Questo piano deve essere legato a meccanismi
di finanziamento, anche privati. Ci
devono essere regole chiare e trasparenti
attraverso gare. Il rischio è che si superi la
pianificazione territoriale, passando attraverso
accordi solo imprenditoriali senza
che regioni e province possano inserire la
loro voce. Viene, inoltre, contraddetto il
principio della vicinanza territoriale tra
impianti e produzione dei rifiuti, principio
cardine del cosiddetto decreto Ronchi che
peraltro non ha mutuato che le direttive
europee.
Non deve, inoltre, venir meno il principio
economico e di coerenza « tariffe
uguale a costi », definendo fin dove possibile
le voci ammissibili dei costi e istituendo
una nuova funzione in sede di
osservatorio e di authority.
Il decreto-legge si arricchisce poi di una
proposta assolutamente pericolosa come
quella della possibilità di triturare il materiale
organico con dissipatori di rifiuti
alimentari. Questa è chiaramente una richiesta
un po’ « lobbystica »: sono ormai
dieci anni che gira e fortunatamente non
ha mai visto un recepimento giuridico. Si
tratta di un nuovo elettrodomestico – un
trituratore – che poi ovviamente a fine
vita dovrà andare da qualche parte. Necessita
di un costo energetico elevatissimo,
oltre che di un’elevata richiesta idrica.

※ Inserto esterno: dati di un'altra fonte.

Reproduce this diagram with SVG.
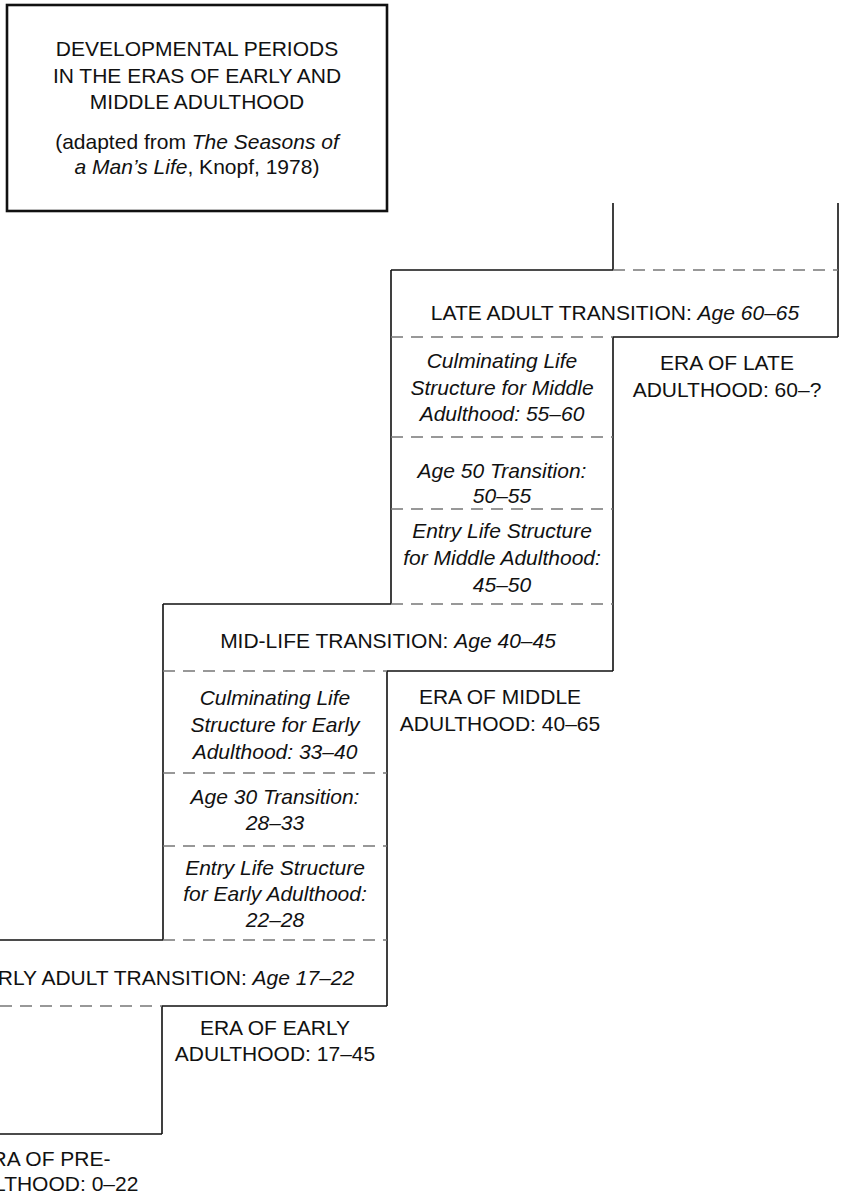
<svg xmlns="http://www.w3.org/2000/svg" width="842" height="1194" viewBox="0 0 842 1194">
<style>
.t{font-family:"Liberation Sans",Arial,Helvetica,sans-serif;font-size:21px;fill:#111;text-anchor:middle}
.i{font-style:italic}
.s{stroke:#111;stroke-width:1.6;fill:none}
.d{stroke:#777;stroke-width:1.4;fill:none;stroke-dasharray:12 8}
</style>
<rect width="842" height="1194" fill="#fff"/>
<g id="title">
<rect x="7" y="5" width="380" height="206" fill="#fff" stroke="#111" stroke-width="2.6"/>
<text class="t" x="197" y="56">DEVELOPMENTAL PERIODS</text>
<text class="t" x="197" y="83">IN THE ERAS OF EARLY AND</text>
<text class="t" x="197" y="109">MIDDLE ADULTHOOD</text>
<text class="t" x="197" y="149">(adapted from <tspan class="i">The Seasons of</tspan></text>
<text class="t" x="197" y="174"><tspan class="i">a Man’s Life</tspan>, Knopf, 1978)</text>
</g>
<g id="connectors">
<path class="s" d="M613 203V270M838 203V337M391 270H613M391 270V604M613 337H838M613 337V671M163 604H391M163 604V940M387 671H613M387 671V1006M0 940H163M162 1006H387M162 1006V1134M0 1134H162"/>
<path class="d" d="M613 270H838M391 337H613M391 437H613M391 509H613M391 604H613M163 671H387M163 773H387M163 846H387M163 940H387M0 1006H162"/>
</g>
<g id="late-adult-transition">
<text class="t" x="615" y="320">LATE ADULT TRANSITION: <tspan class="i">Age 60–65</tspan></text>
</g>
<g id="culminating-middle">
<text class="t i" x="502" y="368">Culminating Life</text>
<text class="t i" x="502" y="395">Structure for Middle</text>
<text class="t i" x="502" y="421">Adulthood: 55–60</text>
</g>
<g id="age-50-transition">
<text class="t i" x="502" y="478">Age 50 Transition:</text>
<text class="t i" x="502" y="503">50–55</text>
</g>
<g id="entry-middle">
<text class="t i" x="502" y="538">Entry Life Structure</text>
<text class="t i" x="502" y="565">for Middle Adulthood:</text>
<text class="t i" x="502" y="592">45–50</text>
</g>
<g id="era-late">
<text class="t" x="727" y="370">ERA OF LATE</text>
<text class="t" x="727" y="397">ADULTHOOD: 60–?</text>
</g>
<g id="mid-life-transition">
<text class="t" x="388" y="648">MID-LIFE TRANSITION: <tspan class="i">Age 40–45</tspan></text>
</g>
<g id="culminating-early">
<text class="t i" x="275" y="705">Culminating Life</text>
<text class="t i" x="275" y="732">Structure for Early</text>
<text class="t i" x="275" y="759">Adulthood: 33–40</text>
</g>
<g id="age-30-transition">
<text class="t i" x="275" y="804">Age 30 Transition:</text>
<text class="t i" x="275" y="830">28–33</text>
</g>
<g id="entry-early">
<text class="t i" x="275" y="875">Entry Life Structure</text>
<text class="t i" x="275" y="901">for Early Adulthood:</text>
<text class="t i" x="275" y="927">22–28</text>
</g>
<g id="era-middle">
<text class="t" x="500" y="704">ERA OF MIDDLE</text>
<text class="t" x="500" y="731">ADULTHOOD: 40–65</text>
</g>
<g id="early-adult-transition">
<text class="t" x="162" y="985">EARLY ADULT TRANSITION: <tspan class="i">Age 17–22</tspan></text>
</g>
<g id="era-early">
<text class="t" x="275" y="1035">ERA OF EARLY</text>
<text class="t" x="275" y="1061">ADULTHOOD: 17–45</text>
</g>
<g id="era-pre">
<text class="t" x="44" y="1166">ERA OF PRE-</text>
<text class="t" x="44" y="1191">ADULTHOOD: 0–22</text>
</g>
</svg>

Anche se condizionata ad un’autorizzazione,
è una soluzione molto pericolosa
perché disincentiva la cultura della raccolta
differenziata e della formazione e
utilizzo del compost. Inoltre, appesantisce
in modo critico la depurazione del ciclo
dell’acqua. Nelle zone pianeggianti, inoltre,
le fognature possono rischiare di andare in
tilt. Da non sottovalutare, inoltre, il fatto
che i depuratori di mezza Italia sono
calcolati con un parametro tecnico che si
chiama BOD 5 che riguarda la richiesta di
ossigeno che – per semplificare – misura
il tasso di sostanza organica lavorabile,
che è circa di 90 grammi per abitante al
giorno, mentre l’organico dovrebbe raggiungere
i 120 grammi come succede negli
Stati Uniti (cosa che da noi non avviene).

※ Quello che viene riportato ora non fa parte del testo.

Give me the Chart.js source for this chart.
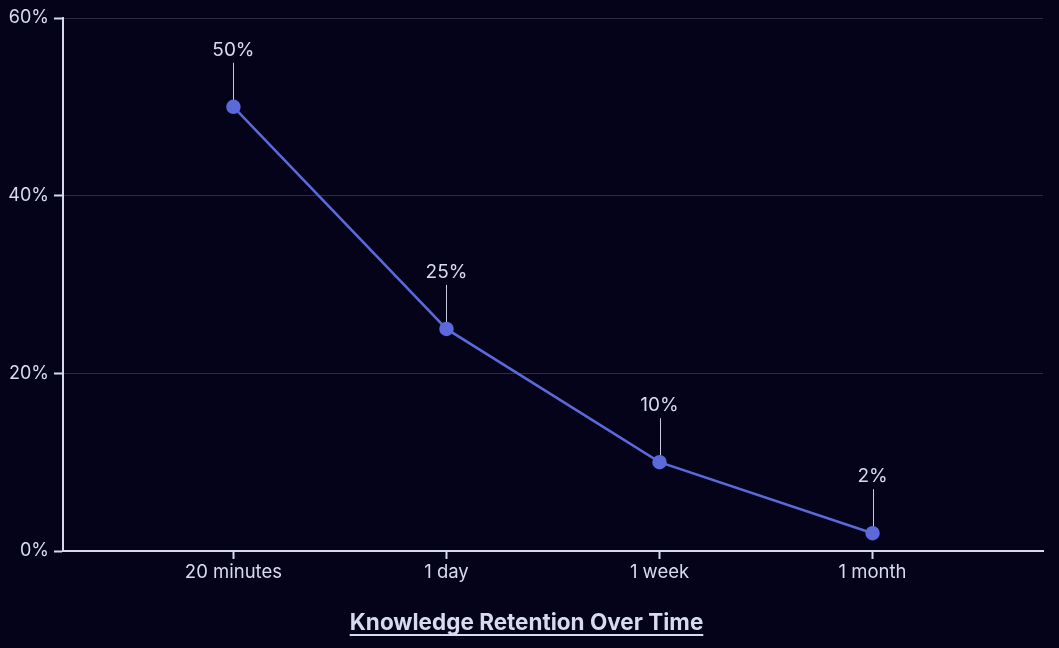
<!DOCTYPE html>
<html>
<head>
<meta charset="utf-8">
<script src="https://cdn.jsdelivr.net/npm/chart.js@4/dist/chart.umd.min.js"></script>
<style>
  html, body { margin: 0; padding: 0; background: #04031a; }
  #wrap { width: 1059px; height: 648px; }
</style>
</head>
<body>
<div id="wrap"><canvas id="retentionChart" width="1059" height="648"></canvas></div>
<script>
// Data
const timeLabels = ['20 minutes', '1 day', '1 week', '1 month'];
const retentionValues = [50, 25, 10, 2];
const yTicks = [0, 20, 40, 60];
const chartTitle = 'Knowledge Retention Over Time';

const textColor = '#d8daee';
const lineColor = '#5b69d9';

// value labels with a leader line above each point
const valueLabels = {
    id: 'valueLabels',
    afterDatasetsDraw(chart) {
        const ctx = chart.ctx;
        const meta = chart.getDatasetMeta(0);
        ctx.save();
        ctx.font = '19px Inter';
        ctx.fillStyle = textColor;
        ctx.strokeStyle = '#c8cade';
        ctx.lineWidth = 1;
        ctx.textAlign = 'center';
        ctx.textBaseline = 'middle';
        meta.data.forEach((pt, i) => {
            const x = Math.round(pt.x) + 0.5;
            ctx.beginPath();
            ctx.moveTo(x, pt.y - 7);
            ctx.lineTo(x, pt.y - 44);
            ctx.stroke();
            ctx.fillText(retentionValues[i] + '%', pt.x, pt.y - 57);
        });
        ctx.restore();
    }
};

// underlined title under the chart
const bottomTitle = {
    id: 'bottomTitle',
    afterDraw(chart) {
        const ctx = chart.ctx;
        const cx = 526.5;
        const y = 623;
        ctx.save();
        ctx.font = 'bold 22.5px Inter';
        ctx.fillStyle = textColor;
        ctx.textAlign = 'center';
        ctx.textBaseline = 'middle';
        ctx.fillText(chartTitle, cx, y);
        const w = ctx.measureText(chartTitle).width;
        ctx.fillRect(cx - w / 2, y + 11, w, 2);
        ctx.restore();
    }
};

const ctx = document.getElementById('retentionChart').getContext('2d');
new Chart(ctx, {
    type: 'line',
    data: {
        datasets: [{
            label: 'Retention',
            data: retentionValues.map((v, i) => ({ x: i, y: v })),
            borderColor: lineColor,
            backgroundColor: lineColor,
            borderWidth: 2.5,
            pointRadius: 6,
            pointHoverRadius: 6,
            tension: 0
        }]
    },
    options: {
        responsive: false,
        animation: false,
        layout: { padding: { top: 18, right: 16, left: 0, bottom: 0 } },
        plugins: {
            legend: { display: false },
            tooltip: { enabled: false }
        },
        scales: {
            x: {
                type: 'linear',
                min: -0.8,
                max: timeLabels.length - 1 + 0.8,
                afterBuildTicks(scale) {
                    scale.ticks = timeLabels.map((_, i) => ({ value: i }));
                },
                afterFit(scale) { scale.height = 97; },
                ticks: {
                    color: textColor,
                    font: { family: 'Inter', size: 18.5 },
                    padding: 2,
                    callback: (v) => timeLabels[v]
                },
                grid: {
                    drawOnChartArea: false,
                    tickColor: '#d6d8ec',
                    tickLength: 8,
                    tickWidth: 2
                },
                border: { color: '#d6d8ec', width: 2 }
            },
            y: {
                min: 0,
                max: 60,
                afterBuildTicks(scale) {
                    scale.ticks = yTicks.map(v => ({ value: v }));
                },
                afterFit(scale) { scale.width = 63; },
                ticks: {
                    color: textColor,
                    font: { family: 'Inter', size: 18 },
                    padding: 5,
                    callback: (v) => v + '%'
                },
                grid: {
                    color: '#2b2c46',
                    tickColor: '#d6d8ec',
                    tickLength: 9,
                    tickWidth: 2
                },
                border: { color: '#d6d8ec', width: 2 }
            }
        }
    },
    plugins: [valueLabels, bottomTitle]
});
</script>
</body>
</html>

Insomma, si tratta di un decreto-legge
che probabilmente era nato con una filosofia
e che poteva avere anche un senso,
ma che alla fine credo che si ritrovi un po’
pasticciato, il cui forse unico obiettivo
rischia di essere l’incentivazione di impianti
di incenerimento.
Credo che di ben altri provvedimenti
abbia bisogno il nostro Paese per poter
affrontare in maniera efficiente ed efficace
la gestione integrata dei rifiuti. Oltre che
dotare il Paese di una moderna impiantistica,
sarebbe opportuno garantire anche
un reale recupero della materia. Il tutto
dovrebbe essere accompagnato da politiche
che, a monte, minimizzino il rifiuto
attraverso il cosiddetto eco design e il
sistema degli appalti verdi. Non c’è nulla
da inventare, né tecnicamente, né dal
punto di vista di nuove regole: basta
mutuare esperienze di paesi come la Germania
e la Austria, ma anche mettere in
valore tante esperienze condotte in diverse
realtà locali del nord del Paese, che nulla
hanno da invidiare al resto dell’Europa.
Quindi, direi basta con questi decretilegge
un po’ manifesto, ma si attivi davvero
un serio lavoro coerente ed efficace che
veda come protagonisti le imprese e le
autonomie locali con il Governo centrale
per costruire tali condizioni attraverso una
normativa semplice e chiara. Sul territorio
si creano i problemi ambientali e credo
che sul territorio si possano e si debbano
risolvere (Applausi dei deputati dei gruppi
Partito Democratico e Italia dei Valori).